-- BEGIN --

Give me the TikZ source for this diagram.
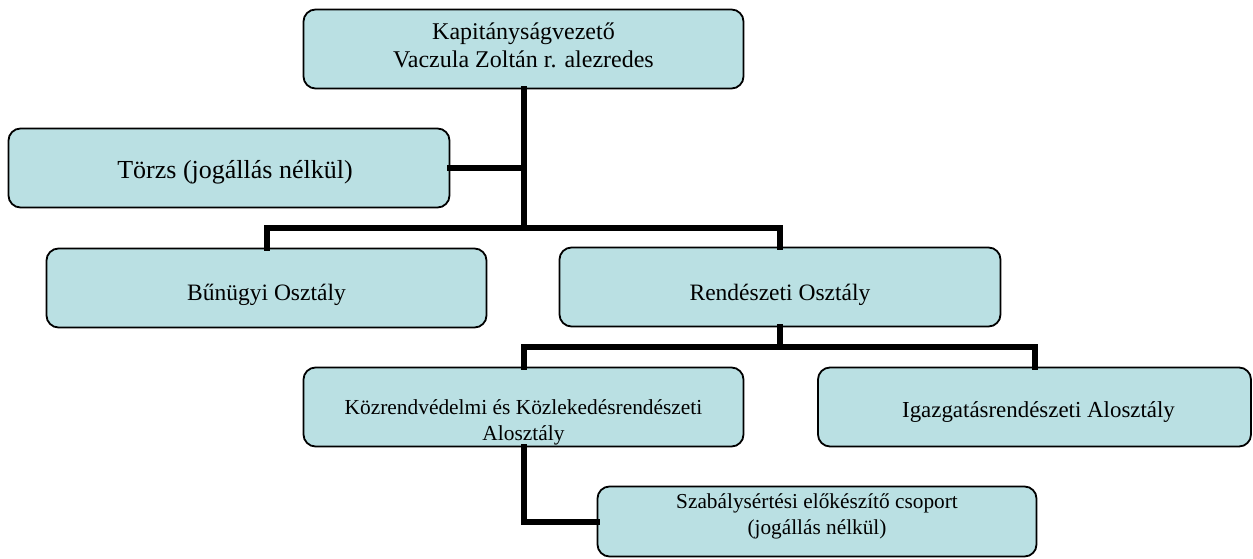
\documentclass[tikz,border=0pt]{standalone}
\usepackage{fontspec}
\setmainfont{Liberation Serif}
\definecolor{boxfill}{RGB}{186,224,227}
\tikzset{
  orgbox/.style={draw=black, line width=1.8pt, fill=boxfill, rounded corners=12pt,
    inner sep=0pt, minimum height=79pt},
  lbl/.style={inner sep=0pt, align=center, anchor=center},
  conn/.style={draw=black, line width=6pt, line join=miter, line cap=rect},
}
\begin{document}
\begin{tikzpicture}[x=1pt,y=-1pt]
\useasboundingbox (0,0) rectangle (1253,559);
% boxes
\node[orgbox, minimum width=440pt] (top) at (523.5,49) {};
\node[orgbox, minimum width=441pt] (torzs) at (229,168) {};
\node[orgbox, minimum width=440pt] (bun) at (266.5,288) {};
\node[orgbox, minimum width=441pt] (rend) at (780,287) {};
\node[orgbox, minimum width=440pt] (kozr) at (523.5,407) {};
\node[orgbox, minimum width=433pt] (igaz) at (1034.5,407) {};
\node[orgbox, minimum width=439pt, minimum height=70pt] (szab) at (817,521.5) {};
% texts
\node[lbl, font=\fontsize{24}{28}\selectfont] (topt) at ([yshift=3.5pt]top.center)
  {Kapitányságvezető\\Vaczula Zoltán r. alezredes};
\node[lbl, font=\fontsize{26}{29}\selectfont] (torzst) at ([xshift=6pt,yshift=-4pt]torzs.center)
  {Törzs (jogállás nélkül)};
\node[lbl, font=\fontsize{23.5}{28}\selectfont] (bunt) at ([yshift=-7pt]bun.center)
  {Bűnügyi Osztály};
\node[lbl, font=\fontsize{23.5}{28}\selectfont] (rendt) at ([yshift=-8pt]rend.center)
  {Rendészeti Osztály};
\node[lbl, font=\fontsize{21.4}{26}\selectfont] (kozrt) at ([yshift=-15pt]kozr.center)
  {Közrendvédelmi és Közlekedésrendészeti\\Alosztály};
\node[lbl, font=\fontsize{22.9}{27}\selectfont] (igazt) at ([xshift=4pt,yshift=-5pt]igaz.center)
  {Igazgatásrendészeti Alosztály};
\node[lbl, font=\fontsize{21.3}{26}\selectfont] (szabt) at ([yshift=5pt]szab.center)
  {Szabálysértési előkészítő csoport\\(jogállás nélkül)};
% connectors
\coordinate (b1) at (523.5,228);
\coordinate (b2) at (780,347);
\draw[conn] (top.south) -- (b1);
\draw[conn] (torzs.east) -- (torzs.east -| b1);
\draw[conn] (bun.north) |- (b1) -| (rend.north);
\draw[conn] (rend.south) -- (b2);
\draw[conn] (kozr.north) |- (b2) -| (igaz.north);
\draw[conn] (kozr.south) |- (szab.west);
\end{tikzpicture}
\end{document}
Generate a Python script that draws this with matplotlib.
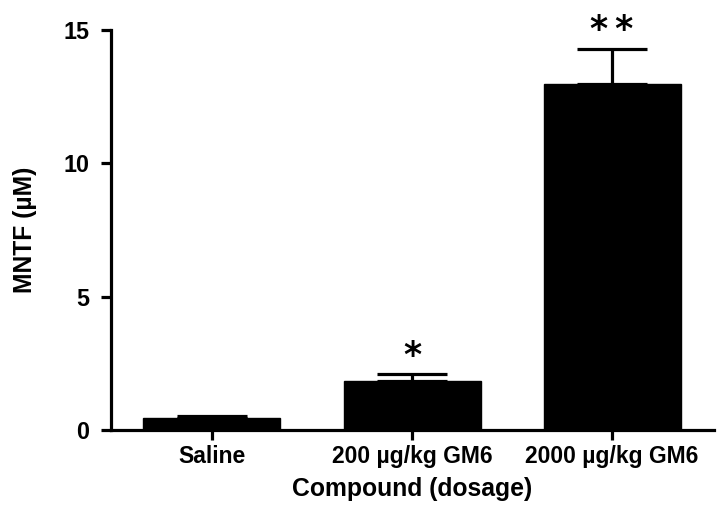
import matplotlib
matplotlib.use("Agg")
import matplotlib.pyplot as plt

categories = ["Saline", "200 \u00b5g/kg GM6", "2000 \u00b5g/kg GM6"]
means = [0.45, 1.82, 12.98]
errors = [0.08, 0.27, 1.32]
stars = ["", "*", "*\u2009*"]
yticks = [0, 5, 10, 15]

plt.rcParams['font.family'] = ['Liberation Sans', 'DejaVu Sans']
fig = plt.figure(figsize=(7.23, 5.13), dpi=100)
ax = fig.add_axes([0.1535, 0.1618, 0.9876 - 0.1535, 0.9415 - 0.1618])

x = list(range(len(categories)))
lw = 2.3
ax.bar(x, means, width=0.685, color='black', edgecolor='black', zorder=2)
ax.errorbar(x, means, yerr=[[0] * len(errors), errors], fmt='none', ecolor='black',
            elinewidth=lw, capsize=25, capthick=lw, zorder=3)

for xi, m, e, s in zip(x, means, errors, stars):
    if s:
        ax.text(xi, m + e + 0.05, s, ha='center', va='bottom', fontsize=25,
                fontweight='bold', family='DejaVu Sans', clip_on=False)

ax.set_xlim(-0.505, 2.51)
ax.set_ylim(0, 15)
ax.set_yticks(yticks)
ax.set_xticks(x)
ax.set_xticklabels(categories, fontsize=16.5, fontweight='bold')
ax.set_yticklabels([str(t) for t in yticks], fontsize=16.8, fontweight='bold')
for sp in ['top', 'right']:
    ax.spines[sp].set_visible(False)
for sp in ['left', 'bottom']:
    ax.spines[sp].set_linewidth(lw)
ax.tick_params(axis='y', length=7.5, width=lw, pad=8)
ax.tick_params(axis='x', length=7, width=lw, pad=4)
ax.set_xlabel("Compound (dosage)", fontsize=17.8, fontweight='bold', labelpad=6)
ax.set_ylabel("MNTF (\u00b5M)", fontsize=17.7, fontweight='bold', labelpad=19)

fig.savefig("out.png", dpi=100)
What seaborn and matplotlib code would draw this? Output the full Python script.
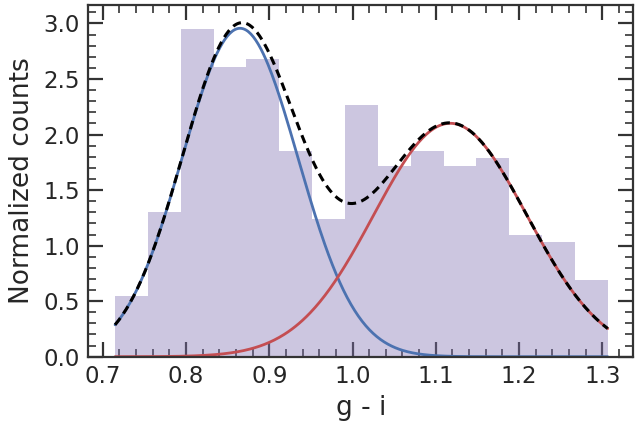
import numpy as np
import pandas as pd
import matplotlib
matplotlib.use("Agg")
import matplotlib.pyplot as plt
from matplotlib.ticker import MultipleLocator
import seaborn as sns

# Histogram: 15 bins of g - i colour
bin_lo = 0.7148
bin_hi = 1.3065
counts = [8, 19, 43, 38, 39, 27, 18, 33, 25, 27, 25, 26, 16, 15, 10]

# Two-Gaussian fit components (mean, sigma, peak amplitude)
comp_mean = [0.8649, 1.1173]
comp_sigma = [0.0695, 0.0920]
comp_amp = [2.956, 2.101]
comp_color = ["#4C72B0", "#C44E52"]

x_label = "g - i"
y_label = "Normalized counts"

sns.set_theme(style="ticks", context="talk")
plt.rcParams["font.family"] = ["DejaVu Sans"]

fig = plt.figure(figsize=(6.41, 4.23), dpi=100)
ax = fig.add_axes([0.1378, 0.1567, 0.988 - 0.1378, 0.988 - 0.1567])

nb = len(counts)
width = (bin_hi - bin_lo) / nb
centers = [bin_lo + (i + 0.5) * width for i in range(nb)]
hist_df = pd.DataFrame({"x": centers, "w": counts})
sns.histplot(data=hist_df, x="x", weights="w", bins=nb, binrange=(bin_lo, bin_hi),
             stat="density", color="#8172B3", alpha=0.4, linewidth=0, ax=ax)

xs = np.linspace(bin_lo, bin_hi, 400)
total = np.zeros_like(xs)
for m, s, a, c in zip(comp_mean, comp_sigma, comp_amp, comp_color):
    ys = a * np.exp(-0.5 * ((xs - m) / s) ** 2)
    total += ys
    sns.lineplot(x=xs, y=ys, color=c, lw=2.0, ax=ax)
sns.lineplot(x=xs, y=total, color="black", lw=2.2, ax=ax)
ax.lines[-1].set_dashes((2.8, 1.8))

ax.set_xlim(0.6827, 1.3372)
ax.set_ylim(0, 3.165)
ax.xaxis.set_major_locator(MultipleLocator(0.1))
ax.xaxis.set_minor_locator(MultipleLocator(0.02))
ax.yaxis.set_major_locator(MultipleLocator(0.5))
ax.yaxis.set_minor_locator(MultipleLocator(0.1))
ax.tick_params(which="both", direction="in", top=True, right=True, colors="#333333",
               labelcolor="#262626")
ax.tick_params(which="major", length=11, width=1.6, labelsize=16.5, pad=6)
ax.tick_params(which="minor", length=5.5, width=1.2)
for sp in ax.spines.values():
    sp.set_visible(True)
    sp.set_linewidth(1.6)
    sp.set_color("#333333")
ax.set_xlabel(x_label, fontsize=19, color="#262626", labelpad=5)
ax.set_ylabel(y_label, fontsize=19, color="#262626", labelpad=6)

fig.savefig("out.png", dpi=100)
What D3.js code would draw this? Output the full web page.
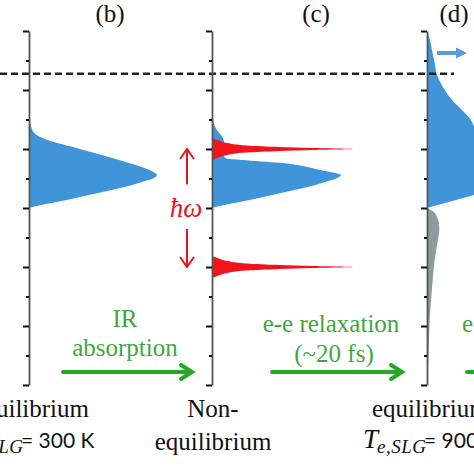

-- END --

• [REQUIRED TASK]: From the records above, extract the lines from the one holding "What seaborn and" through the one holding "import seaborn as sns", word for word; omit the pictures.

• [OUTPUT FOR THIS TASK]:
What seaborn and matplotlib code would draw this? Output the full Python script.
import numpy as np
import pandas as pd
import matplotlib
matplotlib.use("Agg")
import matplotlib.pyplot as plt
from matplotlib.ticker import MultipleLocator
import seaborn as sns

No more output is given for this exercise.